Understanding units for force, acceleration, and mass
Force units
- Newton (N): SI unit of force. By definition, 1 N = 1 kg·m/s².
- Kilonewton (kN): 1 kN = 1000 N. Common in structural and mechanical engineering.
- Pound-force (lbf): Imperial force unit. 1 lbf = 4.448221615 N.
Acceleration units
- m/s²: SI acceleration unit used in most scientific work.
- ft/s²: Imperial acceleration unit used in some US engineering contexts.
- g: Multiples of standard gravity. Standard gravity is 9.80665 m/s².
Mass units
- kg: SI base mass unit.
- g: 1000 g = 1 kg.
- lb: Mass in pounds (avoirdupois). 1 kg = 2.2046226218 lb.
- slug: Imperial mass unit used in force-mass-acceleration calculations.
Comparison Table: High-confidence reference constants
| Quantity | Reference Value | Use in Calculator | Source Type |
|---|---|---|---|
| Standard gravity | 9.80665 m/s² | Converts g-based acceleration to m/s² | SI reference practice |
| 1 pound-force to newtons | 1 lbf = 4.448221615 N | Converts lbf input force to SI force | NIST SI conversion basis |
| 1 foot to meters | 1 ft = 0.3048 m | Converts ft/s² to m/s² | Exact unit conversion |
| 1 kilogram to pounds | 1 kg = 2.2046226218 lb | Output conversion for mass reporting | Standard engineering conversion |
Planetary gravity comparison and why it changes apparent weight force
Mass is intrinsic and does not change when location changes. Weight force does change because local gravitational acceleration changes. The table below uses widely cited planetary surface gravity values used in educational and mission planning contexts.
| Body | Surface Gravity (m/s²) | Weight Force for 70 kg Person (N) | Relative to Earth |
|---|---|---|---|
| Moon | 1.62 | 113.4 N | About 0.17× |
| Mars | 3.71 | 259.7 N | About 0.38× |
| Earth | 9.81 | 686.7 N | 1.00× |
| Jupiter | 24.79 | 1735.3 N | About 2.53× |
Values are representative educational gravity figures often provided by NASA fact references. Small variations exist by latitude, altitude, and geoid model.
How to use the calculator correctly
- Enter the measured or known force value.
- Select the force unit that matches your value (N, kN, or lbf).
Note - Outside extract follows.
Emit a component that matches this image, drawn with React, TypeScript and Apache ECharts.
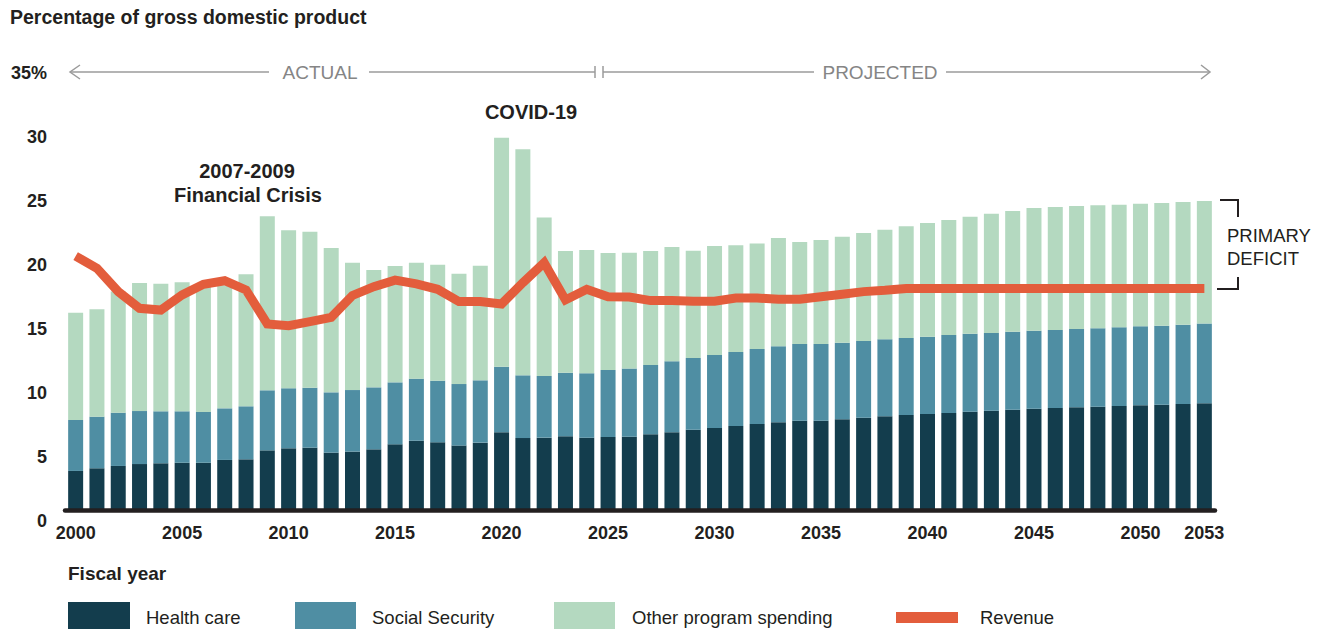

- Enter acceleration from test data, simulation, or known conditions.
- Select the acceleration unit (m/s², ft/s², or g).
- Choose your preferred output mass unit.
- Click Calculate Mass and review results and chart.
If the acceleration is very small, mass can become very large numerically. That is expected because for a fixed force, less acceleration implies more inertia.
Worked example 1: SI-only values
Suppose a test rig applies 1200 N to a component and measured acceleration is 3 m/s².
Mass is:
m = 1200 / 3 = 400 kg
If you output in pounds:
400 × 2.2046226218 = 881.85 lb (rounded)
Worked example 2: lbf and g input
Suppose measured force is 500 lbf and acceleration is 2 g.
- Convert force: 500 × 4.448221615 = 2224.11 N
- Convert acceleration: 2 × 9.80665 = 19.6133 m/s²
- Compute mass: 2224.11 / 19.6133 = 113.4 kg
This kind of mixed-unit workflow is very common in international engineering teams.
Common mistakes and how to avoid them
1) Mixing up mass and weight
Weight is a force, mass is a property of matter. The calculator estimates mass from force and acceleration. If you accidentally use mass where force is required, your output will be wrong by a factor of gravitational acceleration.
2) Forgetting unit conversion
Using lbf as if it were N or using ft/s² as if it were m/s² creates large errors. Always confirm unit selections before calculating.
3) Using zero acceleration
The formula divides by acceleration, so acceleration cannot be zero. Near-zero values can also produce extreme outputs, so verify sensor quality and noise filtering.
4) Ignoring sign and direction context
The magnitude form of the calculator returns positive mass. In full vector dynamics, force and acceleration are directional vectors. Ensure your measured values are physically consistent before using scalar simplifications.
Practical applications across industries
- Mechanical engineering: estimating inertial mass for actuator sizing and dynamic modeling.
- Aerospace: validating loads during acceleration phases in test and flight profiles.
- Automotive: understanding force response under acceleration or deceleration.
- Sports science: interpreting force plate and acceleration sensor data.
- Education: teaching Newtonian mechanics through measurable examples.
Authority references for deeper study
For precise standards and educational background, review these authoritative sources:
- NIST: SI Units and Mass (U.S. National Institute of Standards and Technology)
- NASA: Planetary Fact Sheet and gravity data references
- NIST SP 330: SI units framework and definitions
Final takeaway
A high-quality mass calculator with newtons is simple in principle yet powerful in practice. By combining Newton’s second law with consistent unit conversion, you can move from raw force and acceleration data to reliable mass estimates in seconds. The key to dependable output is careful unit selection, realistic acceleration values, and a clear understanding of the difference between mass and weight force. Use the calculator above as a fast engineering tool, then validate assumptions with your domain standards when making safety-critical decisions.